John: The thing we have to look at in life is a need to realize that we’re playing with a level of magic. And to reach that magic we need to learn how to let go of things without causing too great an indulgence.
An indulgence can come in many ways. It can be nothing more than a tone, or a mannerism, that we take on, as if we’re entitled to take it on. Or it can involve the rising up, in our nature, of anything other than the qualities of attentiveness and compassion. And an indulgence can involve our automated reactions to our life experiences.
My dream is set in medieval times – there are castles and everything. I find myself, and the group I’m with, being overrun by invading forces who have swept through the land and taken over.
Instead of running or retreating, however, our teacher keeps us pressing on into the territory that’s just been taken from us. It’s like we’re ignoring what’s happened and we’re heading right into the enemy’s reinforcements.
The enemy has decimated our position and left us powerless. We don’t even have weapons to defend ourselves. Still, rather than give up, or retreat, or regroup, the teacher has us proceeding along, as if he knows something the invaders don’t.
I can sense that the enemy closely monitors every move we make. They see us out in the open, instead of being wise and pulling back. The teacher seems fully aware of what he’s doing – he even says that we’re getting very close to where we may be subject to an ambush.

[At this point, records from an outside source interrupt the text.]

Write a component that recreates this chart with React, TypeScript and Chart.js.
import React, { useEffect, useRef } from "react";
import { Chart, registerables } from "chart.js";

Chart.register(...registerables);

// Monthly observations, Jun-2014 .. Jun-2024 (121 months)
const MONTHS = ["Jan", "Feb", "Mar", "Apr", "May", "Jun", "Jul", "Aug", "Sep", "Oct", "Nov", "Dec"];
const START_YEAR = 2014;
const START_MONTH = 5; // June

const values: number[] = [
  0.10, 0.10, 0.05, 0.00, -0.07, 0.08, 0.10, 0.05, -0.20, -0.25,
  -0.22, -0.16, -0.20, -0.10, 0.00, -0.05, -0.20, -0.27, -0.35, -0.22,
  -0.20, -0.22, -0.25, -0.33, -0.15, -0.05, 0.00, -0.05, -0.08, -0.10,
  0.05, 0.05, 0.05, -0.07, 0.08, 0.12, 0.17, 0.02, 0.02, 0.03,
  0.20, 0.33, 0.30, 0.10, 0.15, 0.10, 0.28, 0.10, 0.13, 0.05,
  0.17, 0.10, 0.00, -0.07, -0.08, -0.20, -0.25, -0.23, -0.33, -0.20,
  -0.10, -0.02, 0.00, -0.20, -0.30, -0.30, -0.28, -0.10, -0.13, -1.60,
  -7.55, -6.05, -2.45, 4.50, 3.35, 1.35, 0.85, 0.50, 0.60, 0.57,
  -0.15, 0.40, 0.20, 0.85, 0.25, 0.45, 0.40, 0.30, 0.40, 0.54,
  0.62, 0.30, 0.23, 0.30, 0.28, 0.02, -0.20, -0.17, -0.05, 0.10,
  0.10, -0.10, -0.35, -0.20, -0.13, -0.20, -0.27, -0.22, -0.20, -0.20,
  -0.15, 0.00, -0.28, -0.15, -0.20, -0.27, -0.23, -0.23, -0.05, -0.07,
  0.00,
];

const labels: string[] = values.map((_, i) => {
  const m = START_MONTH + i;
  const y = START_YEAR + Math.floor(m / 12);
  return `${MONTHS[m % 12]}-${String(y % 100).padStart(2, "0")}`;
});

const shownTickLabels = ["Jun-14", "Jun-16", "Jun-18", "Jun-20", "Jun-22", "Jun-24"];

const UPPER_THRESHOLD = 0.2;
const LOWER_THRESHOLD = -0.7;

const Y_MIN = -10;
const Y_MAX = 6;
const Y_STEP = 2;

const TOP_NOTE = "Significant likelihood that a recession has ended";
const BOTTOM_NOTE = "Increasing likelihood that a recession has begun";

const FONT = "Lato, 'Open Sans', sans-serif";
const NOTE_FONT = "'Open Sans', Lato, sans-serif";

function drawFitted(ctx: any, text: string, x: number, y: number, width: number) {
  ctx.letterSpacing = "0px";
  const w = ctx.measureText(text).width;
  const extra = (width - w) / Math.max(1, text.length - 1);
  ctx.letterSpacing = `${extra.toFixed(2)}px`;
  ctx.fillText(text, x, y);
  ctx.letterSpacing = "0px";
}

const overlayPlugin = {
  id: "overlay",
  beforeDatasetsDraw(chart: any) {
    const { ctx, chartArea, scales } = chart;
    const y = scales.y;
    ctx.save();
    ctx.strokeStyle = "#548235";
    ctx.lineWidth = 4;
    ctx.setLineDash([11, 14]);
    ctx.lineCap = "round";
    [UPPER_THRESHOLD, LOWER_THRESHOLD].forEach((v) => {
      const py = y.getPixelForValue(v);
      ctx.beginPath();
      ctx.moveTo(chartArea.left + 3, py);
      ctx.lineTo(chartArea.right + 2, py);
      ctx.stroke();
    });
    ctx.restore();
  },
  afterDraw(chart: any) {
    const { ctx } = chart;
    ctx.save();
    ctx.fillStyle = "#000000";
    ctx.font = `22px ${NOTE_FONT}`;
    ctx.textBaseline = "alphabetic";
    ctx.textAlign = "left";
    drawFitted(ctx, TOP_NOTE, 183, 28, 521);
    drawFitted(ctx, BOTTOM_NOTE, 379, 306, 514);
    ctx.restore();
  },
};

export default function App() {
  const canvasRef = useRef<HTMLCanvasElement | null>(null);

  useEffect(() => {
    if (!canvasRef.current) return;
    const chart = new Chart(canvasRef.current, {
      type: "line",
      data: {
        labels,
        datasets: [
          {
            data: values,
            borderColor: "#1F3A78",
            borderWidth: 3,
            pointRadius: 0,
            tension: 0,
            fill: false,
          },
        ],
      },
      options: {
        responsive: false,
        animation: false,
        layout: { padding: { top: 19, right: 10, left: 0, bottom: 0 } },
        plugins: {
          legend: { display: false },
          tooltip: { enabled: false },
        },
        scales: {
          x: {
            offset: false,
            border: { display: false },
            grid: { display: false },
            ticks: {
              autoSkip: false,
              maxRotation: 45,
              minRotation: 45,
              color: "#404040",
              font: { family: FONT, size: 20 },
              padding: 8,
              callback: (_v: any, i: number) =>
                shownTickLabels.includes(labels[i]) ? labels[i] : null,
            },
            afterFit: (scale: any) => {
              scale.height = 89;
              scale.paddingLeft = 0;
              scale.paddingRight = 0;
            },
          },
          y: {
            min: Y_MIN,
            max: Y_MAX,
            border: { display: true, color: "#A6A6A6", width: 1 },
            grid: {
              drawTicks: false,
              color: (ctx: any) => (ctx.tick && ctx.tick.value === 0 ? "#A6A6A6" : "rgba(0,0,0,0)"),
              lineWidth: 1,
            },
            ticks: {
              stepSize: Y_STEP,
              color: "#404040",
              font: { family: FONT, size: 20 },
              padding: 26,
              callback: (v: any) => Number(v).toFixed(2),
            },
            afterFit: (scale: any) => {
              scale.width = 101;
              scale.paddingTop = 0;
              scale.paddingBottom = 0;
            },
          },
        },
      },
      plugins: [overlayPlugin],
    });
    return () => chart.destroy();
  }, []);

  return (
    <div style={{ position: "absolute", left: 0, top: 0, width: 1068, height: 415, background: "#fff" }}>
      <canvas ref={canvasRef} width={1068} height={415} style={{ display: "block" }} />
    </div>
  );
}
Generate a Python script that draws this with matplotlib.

I complain about not having any weapons to defend an attack, which seems imminent. The teacher agrees. Our movements are like a display of deep inner faith, because nothing about our circumstances indicates that these are the actions we should take.
Then the dream shifts, and I notice that there’s a veil that separates us from the invading forces. A moment earlier it felt like we were surrounded and our every move was observed. Now it feels like we’re not as helpless as I thought. With this shift, I can see a barrier separating us from the enemy.
I also had an earlier image where I saw a dog lunge forward to take food right out of my hand.
The meaning of these dreams is that there’s a place deep inside in which trust defies the limitations of the outer. They show that, first and foremost, I must trust and abide in my inner connections. If I get too enamored at what I have externally, or I think that I’m holding a particular space (symbolized by territory or food) that’s important, something can come at any moment and take it away from me.
In other words, if my attachments are too heavily based in the physical realms rather than the spiritual realms, then the “invaders” can swoop in and take it. Even the dog, which is a symbol of friendship, will snatch what I hold onto right out of my hand.
However, if I can follow my inner guidance and ignore outer appearances, I can thread myself through any obstacle. It’s when I react to what outer appearances imply or suggest, and let them guide my actions – like retreating in fear – I throw away my inner connection and my trust. Then I can only live in constant fear of losing myself or, I live in a fear in which I do lose myself.
The forces in outer life will always be bigger than I am, because what is hidden actually yields to them, or stays dormant in the presence of them. It is only by me trusting in what is hidden, trusting that I’m in good hands, can I help bring what is hidden out into the open – into life.
Next I have an image that adds information to these dreams. I mean, I could say that something’s missing from the first image because the kind of trust that’s being asked for, few people in their right mind would be able to muster, unless they had “heard” some guidance.
It’s like the story in the Quran where Moses meets the “Servant of God,” later identified as Khidr. Moses asks to accompany him in order to learn, and is told that he has to abide by whatever Khidr does and not question him. Moses agrees, yet each time Khidr takes an action, Moses, shocked by what he sees, always questions what has been done.
It’s not until Moses has broken his promise for the last time and the two must part that Khidr reveals the true compassion behind his actions, a compassion that was hidden from Moses because of his limited viewpoint.
So, in this dream I’m shown a force that has four levels to it. I’m told that the last person to approach this force inadvertently awoke a lion ferocity that had been asleep therein.
As fearful as I feel, I can’t help but notice that the roaring ferocity of the lion is only active on the first level, but that there are three other levels that are still dormant. My sense is that these three levels can only come into being (be awakened) when one has stilled the first level.
In other words, what’s required to pass the first level is to not react to the ferocity of the lion. The law of the lion who is rudely awakened is that he controls the appearance of the present.
In other words, as in the prior image where the invaders seemed to have every visible advantage, there’s still more to consider than what’s immediately discernible. If we react to the most obvious – our external reality, the invaders, a ferocious lion – it becomes the only level we see and experience. In a sense, the strength of our reaction (the ferocity of the lion) confirms it as our reality. Yet that’s a very limited viewpoint that cuts us off from deeper levels of knowing and inner guidance.